C'est vrai qu'il a une voix très douce dans mon film, chaleureuse, qui contraste avec sa carrure. En anglais, on dirait que c'est un "Gentle Giant" - un gentil géant. C'est un personnage qui a une profonde humanité en lui, alors qu'il connait les pires épreuves depuis les quatres années de guerre. Je tiens aussi à dire que Gérard a aussi fait la voix en anglais de son personnage, en jouant un peu sur le cliché du français ne parlant pas très bien anglais, pour les américains. Je trouve son doublage en français formidable, parce qu'on sent vraiment la lassitude et la fatigue chez le personnage.
Puisque l'on évoque le doublage vocale, comment est venue Helena Bonham Carter sur le projet ? Comment l'avez-vous convaincue ?
Très simplement; elle a aussi accepté tout de suite ! Il faut dire que c'est une période qui lui parle intimement. Son arrière grand-père était Herbert Henry Asquith, qui fut Premier ministre du Royaume-Uni au début de la Première guerre mondiale. Ca été un vrai bonheur de travailler avec elle; c'est quelqu'un de très facile.
In fine, j'ai lu que votre société de production a mis en place des partenariats avec des organismes de protections des animaux, autour de la promotion du film. Pouvez-vous en parler ?
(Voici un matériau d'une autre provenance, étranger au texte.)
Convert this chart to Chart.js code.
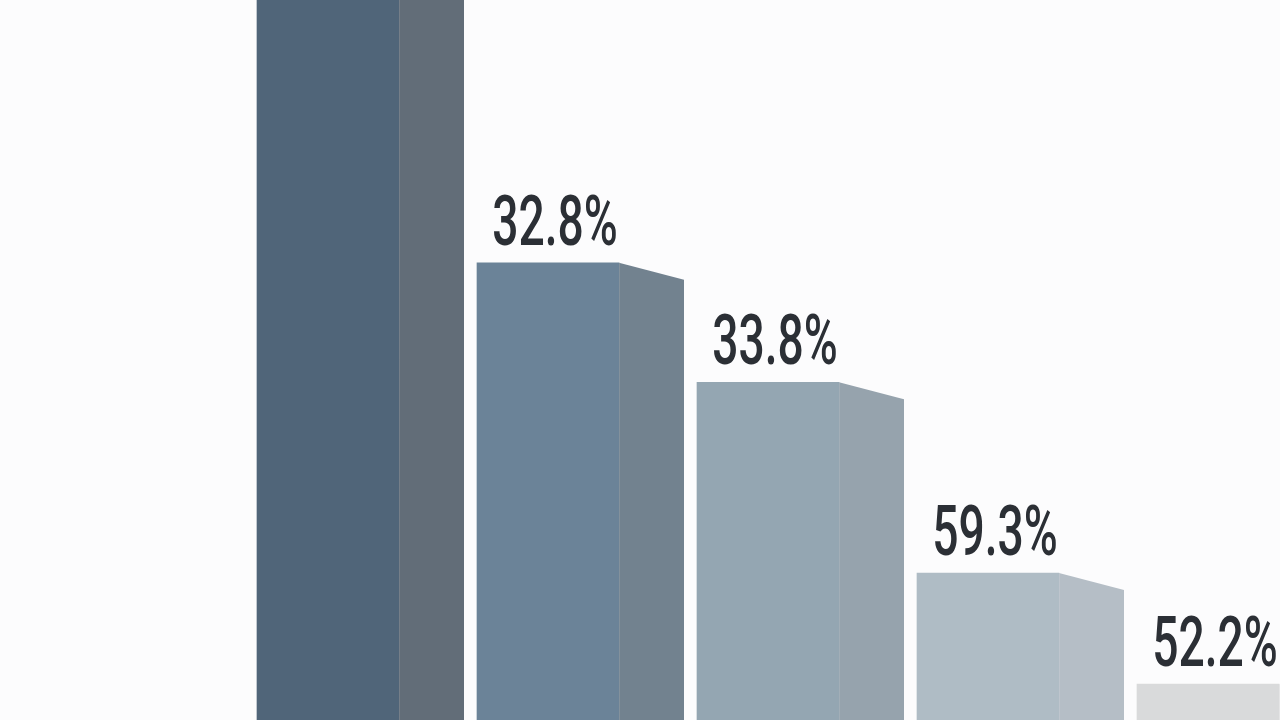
<!DOCTYPE html>
<html>
<head>
<meta charset="utf-8">
<script src="https://cdn.jsdelivr.net/npm/chart.js@4"></script>
<style>
  html, body { margin: 0; padding: 0; background: #fcfcfd; overflow: hidden; }
  #wrap { width: 1400px; height: 720px; position: relative; }
  canvas { display: block; }
</style>
</head>
<body>
<div id="wrap"><canvas id="barChart" width="1400" height="720"></canvas></div>
<script>
// data (bar heights in chart units, 0..100 = bottom..top)
const categories = ['A', 'B', 'C', 'D', 'E'];
const heights = [112, 63.5, 46.9, 20.4, 5.0];
const valueLabels = ['', '32.8%', '33.8%', '59.3%', '52.2%'];

const frontColors = ['#506579', '#6b8398', '#94a6b2', '#afbcc5', '#d9dadb'];
const sideColors = ['#626d78', '#72828f', '#96a3ad', '#b5bec6', '#e2e2e3'];

// side face + labels on top of each bar
const boxPlugin = {
    id: 'boxPlugin',
    afterDatasetsDraw(chart) {
        const ctx = chart.ctx;
        const meta = chart.getDatasetMeta(0);
        meta.data.forEach((bar, i) => {
            const right = bar.x + bar.width / 2;
            const depth = 65;
            const drop = 17;
            ctx.save();
            ctx.fillStyle = sideColors[i];
            ctx.beginPath();
            ctx.moveTo(right, bar.y);
            ctx.lineTo(right + depth, bar.y + drop);
            ctx.lineTo(right + depth, bar.base);
            ctx.lineTo(right, bar.base);
            ctx.closePath();
            ctx.fill();
            // thin seam between the faces
            ctx.strokeStyle = 'rgba(255,255,255,0.12)';
            ctx.lineWidth = 1;
            ctx.beginPath();
            ctx.moveTo(right + 0.5, bar.y);
            ctx.lineTo(right + 0.5, bar.base);
            ctx.stroke();
            ctx.restore();

            if (!valueLabels[i]) return;
            ctx.save();
            ctx.fillStyle = '#2b2f35';
            ctx.font = '500 70px Roboto';
            ctx.textAlign = 'center';
            ctx.textBaseline = 'alphabetic';
            ctx.translate(bar.x + 7, bar.y - 18);
            ctx.scale(0.66, 1);
            ctx.fillText(valueLabels[i], 0, 0);
            ctx.restore();
        });
    }
};

const ctx = document.getElementById('barChart').getContext('2d');
const barChart = new Chart(ctx, {
    type: 'bar',
    data: {
        labels: categories,
        datasets: [{
            data: heights,
            backgroundColor: frontColors,
            borderWidth: 0,
            barThickness: 142
        }]
    },
    options: {
        responsive: false,
        maintainAspectRatio: false,
        devicePixelRatio: 1,
        animation: false,
        layout: { padding: { left: 218, right: 82, top: 0, bottom: 0 } },
        plugins: {
            legend: { display: false },
            tooltip: { enabled: false }
        },
        scales: {
            x: { display: false },
            y: { display: false, min: 0, max: 100 }
        }
    },
    plugins: [boxPlugin]
});
</script>
</body>
</html>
Bien sûr ! C'est une chose dont je suis aussi très fier. Nous avons mis en place aux Etats-Unis des partenariats avec 90 organismes qui s'occupent d'animaux, pour des opérations concernant l'adoption de chiens. Stubby, c'est un chien des rues. Il y a cette volonté de transmettre une mémoire et des valeurs positives, et profiter de l'opportunité qu'offre le film pour sensibiliser les gens à la question de l'abandon des animaux et la nécessité de prendre soin d'eux.